* **Supplied data**:
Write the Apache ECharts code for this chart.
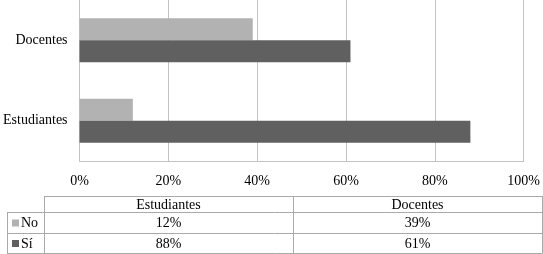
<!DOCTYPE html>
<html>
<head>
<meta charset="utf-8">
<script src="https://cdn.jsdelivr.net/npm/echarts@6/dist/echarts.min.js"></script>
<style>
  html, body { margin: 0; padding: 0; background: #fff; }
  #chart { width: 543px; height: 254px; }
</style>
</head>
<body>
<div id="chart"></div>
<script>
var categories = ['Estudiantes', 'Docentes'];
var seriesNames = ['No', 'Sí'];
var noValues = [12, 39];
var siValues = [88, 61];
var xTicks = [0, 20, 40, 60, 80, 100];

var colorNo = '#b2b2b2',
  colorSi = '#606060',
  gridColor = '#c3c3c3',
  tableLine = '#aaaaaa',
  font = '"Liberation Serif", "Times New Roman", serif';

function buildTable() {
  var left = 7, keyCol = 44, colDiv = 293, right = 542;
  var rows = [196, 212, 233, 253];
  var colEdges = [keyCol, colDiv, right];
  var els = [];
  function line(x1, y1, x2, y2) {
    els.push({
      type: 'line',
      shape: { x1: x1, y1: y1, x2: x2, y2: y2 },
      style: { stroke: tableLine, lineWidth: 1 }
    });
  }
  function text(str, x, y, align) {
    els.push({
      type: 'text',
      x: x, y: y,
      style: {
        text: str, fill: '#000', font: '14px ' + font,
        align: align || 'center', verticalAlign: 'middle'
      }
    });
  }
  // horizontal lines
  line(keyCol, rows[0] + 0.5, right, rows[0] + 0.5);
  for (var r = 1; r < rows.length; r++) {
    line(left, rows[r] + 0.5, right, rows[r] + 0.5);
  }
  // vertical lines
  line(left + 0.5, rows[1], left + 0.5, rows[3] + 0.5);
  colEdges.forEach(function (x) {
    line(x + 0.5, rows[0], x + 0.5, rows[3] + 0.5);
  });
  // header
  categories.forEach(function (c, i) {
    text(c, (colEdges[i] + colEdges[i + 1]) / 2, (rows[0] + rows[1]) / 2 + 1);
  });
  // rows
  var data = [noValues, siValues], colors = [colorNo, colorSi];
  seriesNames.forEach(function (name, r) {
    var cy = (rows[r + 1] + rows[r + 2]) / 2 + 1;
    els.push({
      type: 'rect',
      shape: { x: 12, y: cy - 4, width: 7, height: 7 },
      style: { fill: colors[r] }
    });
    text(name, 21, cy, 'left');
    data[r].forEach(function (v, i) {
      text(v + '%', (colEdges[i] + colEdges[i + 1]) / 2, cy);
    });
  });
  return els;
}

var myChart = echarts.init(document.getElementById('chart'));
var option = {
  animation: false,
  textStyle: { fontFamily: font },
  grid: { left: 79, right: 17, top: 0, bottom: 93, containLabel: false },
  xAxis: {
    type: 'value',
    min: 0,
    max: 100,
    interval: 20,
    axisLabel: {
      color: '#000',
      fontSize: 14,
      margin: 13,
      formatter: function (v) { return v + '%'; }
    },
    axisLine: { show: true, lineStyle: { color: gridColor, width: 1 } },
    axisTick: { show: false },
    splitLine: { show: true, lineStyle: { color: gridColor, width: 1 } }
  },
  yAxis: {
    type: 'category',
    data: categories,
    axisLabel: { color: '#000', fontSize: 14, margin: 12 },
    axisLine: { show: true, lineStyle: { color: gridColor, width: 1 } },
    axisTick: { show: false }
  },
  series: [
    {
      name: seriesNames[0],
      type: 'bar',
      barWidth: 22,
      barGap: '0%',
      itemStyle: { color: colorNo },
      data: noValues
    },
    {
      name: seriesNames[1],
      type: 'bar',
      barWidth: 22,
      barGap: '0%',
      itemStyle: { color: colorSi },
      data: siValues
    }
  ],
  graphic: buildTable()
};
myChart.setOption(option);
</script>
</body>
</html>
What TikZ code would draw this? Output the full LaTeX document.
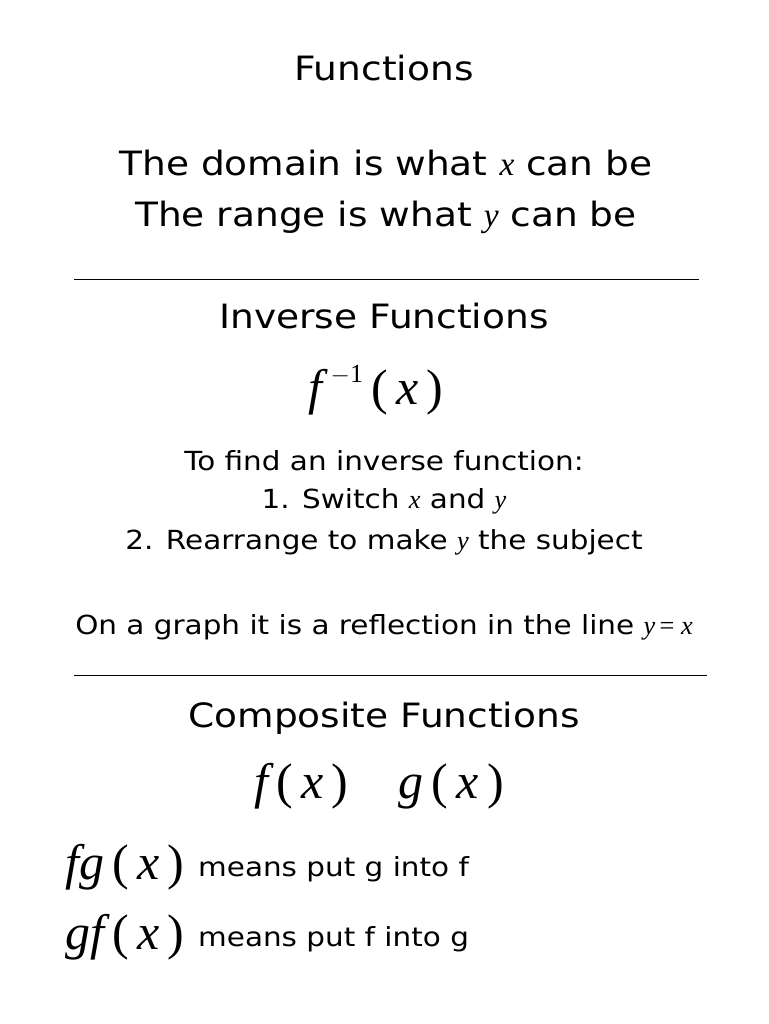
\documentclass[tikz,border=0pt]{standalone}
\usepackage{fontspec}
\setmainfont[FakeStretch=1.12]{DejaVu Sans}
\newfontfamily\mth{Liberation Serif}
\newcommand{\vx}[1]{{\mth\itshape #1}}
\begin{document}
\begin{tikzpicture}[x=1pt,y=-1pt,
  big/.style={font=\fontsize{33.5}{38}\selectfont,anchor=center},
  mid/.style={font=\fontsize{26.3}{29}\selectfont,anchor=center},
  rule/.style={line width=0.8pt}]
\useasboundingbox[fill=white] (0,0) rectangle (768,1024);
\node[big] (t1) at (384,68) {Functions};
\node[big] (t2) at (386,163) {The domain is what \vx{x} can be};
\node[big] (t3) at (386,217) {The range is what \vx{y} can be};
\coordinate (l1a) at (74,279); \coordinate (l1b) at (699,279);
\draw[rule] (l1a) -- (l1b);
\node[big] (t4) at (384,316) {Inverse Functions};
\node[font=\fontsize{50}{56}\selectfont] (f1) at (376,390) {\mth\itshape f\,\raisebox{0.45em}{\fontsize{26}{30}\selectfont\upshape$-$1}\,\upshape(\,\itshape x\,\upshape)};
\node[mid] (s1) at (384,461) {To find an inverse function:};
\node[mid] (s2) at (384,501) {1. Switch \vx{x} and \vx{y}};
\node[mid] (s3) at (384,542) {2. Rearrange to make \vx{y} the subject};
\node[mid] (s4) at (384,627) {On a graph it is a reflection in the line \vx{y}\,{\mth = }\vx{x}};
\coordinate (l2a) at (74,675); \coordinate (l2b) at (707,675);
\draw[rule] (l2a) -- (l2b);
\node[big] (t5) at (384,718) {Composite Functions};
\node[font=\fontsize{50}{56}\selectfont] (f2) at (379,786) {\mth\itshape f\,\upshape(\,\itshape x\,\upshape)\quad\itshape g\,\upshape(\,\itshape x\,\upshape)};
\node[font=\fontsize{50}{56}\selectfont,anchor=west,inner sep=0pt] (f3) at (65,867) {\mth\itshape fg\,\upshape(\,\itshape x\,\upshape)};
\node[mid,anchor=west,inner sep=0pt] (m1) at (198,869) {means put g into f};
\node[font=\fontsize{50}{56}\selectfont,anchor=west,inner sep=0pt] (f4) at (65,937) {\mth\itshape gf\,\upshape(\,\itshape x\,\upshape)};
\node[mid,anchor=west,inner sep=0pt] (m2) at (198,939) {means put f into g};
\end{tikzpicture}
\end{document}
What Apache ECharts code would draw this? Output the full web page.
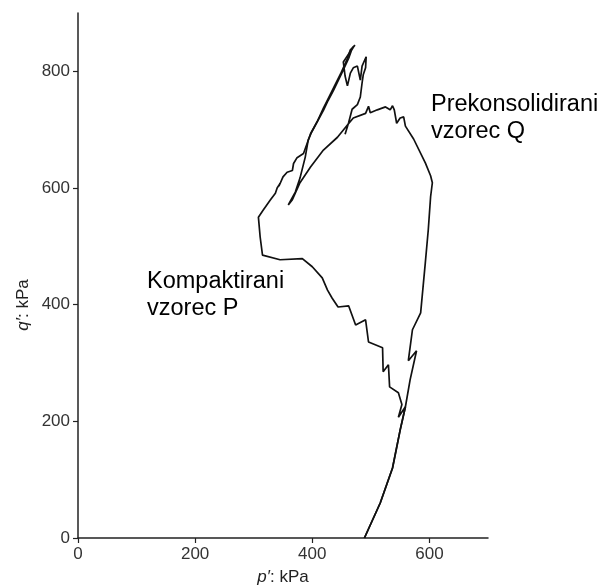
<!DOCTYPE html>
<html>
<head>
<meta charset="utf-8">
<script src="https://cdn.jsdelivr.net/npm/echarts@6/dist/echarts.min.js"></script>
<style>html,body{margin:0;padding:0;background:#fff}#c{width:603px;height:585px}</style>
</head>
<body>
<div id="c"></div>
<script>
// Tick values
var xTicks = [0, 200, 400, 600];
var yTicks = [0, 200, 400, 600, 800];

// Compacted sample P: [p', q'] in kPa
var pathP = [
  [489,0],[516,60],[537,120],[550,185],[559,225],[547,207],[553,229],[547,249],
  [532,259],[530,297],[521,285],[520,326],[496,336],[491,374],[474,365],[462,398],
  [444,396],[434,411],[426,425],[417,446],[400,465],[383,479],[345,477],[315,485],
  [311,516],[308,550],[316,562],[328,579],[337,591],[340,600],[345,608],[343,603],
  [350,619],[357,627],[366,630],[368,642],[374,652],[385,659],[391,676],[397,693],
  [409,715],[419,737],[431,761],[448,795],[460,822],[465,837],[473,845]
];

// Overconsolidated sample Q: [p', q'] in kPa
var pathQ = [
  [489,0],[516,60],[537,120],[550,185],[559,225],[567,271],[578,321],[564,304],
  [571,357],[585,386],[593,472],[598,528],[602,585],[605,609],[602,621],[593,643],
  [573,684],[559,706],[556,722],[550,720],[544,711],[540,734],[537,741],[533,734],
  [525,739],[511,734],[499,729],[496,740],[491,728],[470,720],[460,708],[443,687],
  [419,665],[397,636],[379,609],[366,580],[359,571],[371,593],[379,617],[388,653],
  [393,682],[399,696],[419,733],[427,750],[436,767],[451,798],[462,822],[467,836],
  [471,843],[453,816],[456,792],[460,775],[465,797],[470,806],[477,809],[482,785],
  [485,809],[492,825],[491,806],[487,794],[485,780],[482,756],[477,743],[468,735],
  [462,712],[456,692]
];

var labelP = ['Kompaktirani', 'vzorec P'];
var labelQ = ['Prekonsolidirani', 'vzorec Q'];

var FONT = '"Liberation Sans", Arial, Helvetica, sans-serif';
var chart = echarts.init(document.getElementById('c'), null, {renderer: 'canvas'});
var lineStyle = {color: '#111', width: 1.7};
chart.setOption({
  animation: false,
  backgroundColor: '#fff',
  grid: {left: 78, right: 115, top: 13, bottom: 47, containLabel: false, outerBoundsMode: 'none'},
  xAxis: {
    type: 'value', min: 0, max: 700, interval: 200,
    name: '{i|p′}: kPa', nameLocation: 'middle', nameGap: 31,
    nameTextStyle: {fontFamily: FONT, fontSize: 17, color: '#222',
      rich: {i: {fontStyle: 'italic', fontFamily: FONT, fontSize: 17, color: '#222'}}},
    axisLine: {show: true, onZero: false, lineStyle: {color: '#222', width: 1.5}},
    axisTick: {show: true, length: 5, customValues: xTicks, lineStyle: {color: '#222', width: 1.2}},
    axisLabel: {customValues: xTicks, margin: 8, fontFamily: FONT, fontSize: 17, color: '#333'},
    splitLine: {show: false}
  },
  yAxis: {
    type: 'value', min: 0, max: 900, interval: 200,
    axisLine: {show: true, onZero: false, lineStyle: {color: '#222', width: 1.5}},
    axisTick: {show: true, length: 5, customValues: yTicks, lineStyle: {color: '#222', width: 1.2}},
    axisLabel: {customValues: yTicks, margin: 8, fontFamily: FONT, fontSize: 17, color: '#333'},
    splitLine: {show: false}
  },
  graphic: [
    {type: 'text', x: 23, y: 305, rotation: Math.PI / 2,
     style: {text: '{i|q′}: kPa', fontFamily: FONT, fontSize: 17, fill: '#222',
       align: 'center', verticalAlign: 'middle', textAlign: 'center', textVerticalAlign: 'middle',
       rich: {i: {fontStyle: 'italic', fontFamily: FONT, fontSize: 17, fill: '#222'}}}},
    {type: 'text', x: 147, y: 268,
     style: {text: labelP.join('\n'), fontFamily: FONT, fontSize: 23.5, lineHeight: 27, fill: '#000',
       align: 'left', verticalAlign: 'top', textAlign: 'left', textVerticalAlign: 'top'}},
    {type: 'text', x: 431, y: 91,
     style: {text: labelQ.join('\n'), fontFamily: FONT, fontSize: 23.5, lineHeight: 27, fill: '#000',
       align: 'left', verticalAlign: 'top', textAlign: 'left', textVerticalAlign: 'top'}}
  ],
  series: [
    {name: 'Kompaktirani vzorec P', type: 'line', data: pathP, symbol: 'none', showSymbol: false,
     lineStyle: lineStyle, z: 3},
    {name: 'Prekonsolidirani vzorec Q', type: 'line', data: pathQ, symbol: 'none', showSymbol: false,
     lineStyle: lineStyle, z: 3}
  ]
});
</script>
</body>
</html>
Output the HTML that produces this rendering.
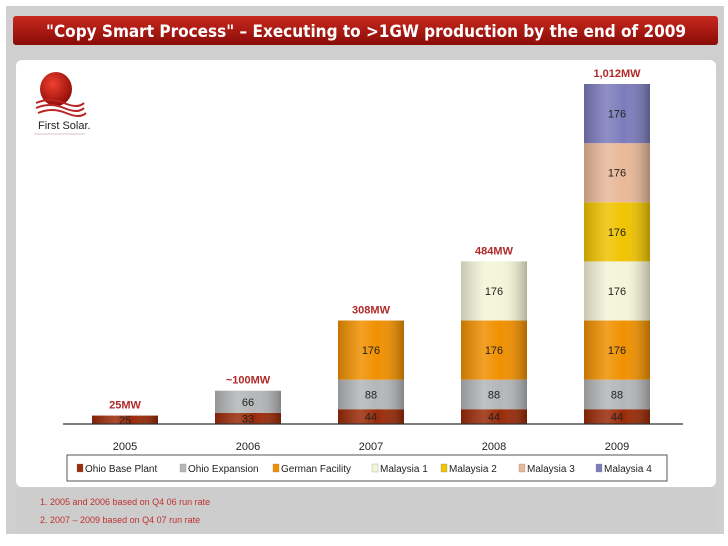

* **What you have to do**: Leave out every picture, then retype exactly the lines from the one containing "What Apache ECharts" through the one containing "var yTicks = [0, 200, 400, 600, 800];".

* **Answer for the task**:
What Apache ECharts code would draw this? Output the full web page.
<!DOCTYPE html>
<html>
<head>
<meta charset="utf-8">
<script src="https://cdn.jsdelivr.net/npm/echarts@6/dist/echarts.min.js"></script>
<style>html,body{margin:0;padding:0;background:#fff}#c{width:603px;height:585px}</style>
</head>
<body>
<div id="c"></div>
<script>
// Tick values
var xTicks = [0, 200, 400, 600];
var yTicks = [0, 200, 400, 600, 800];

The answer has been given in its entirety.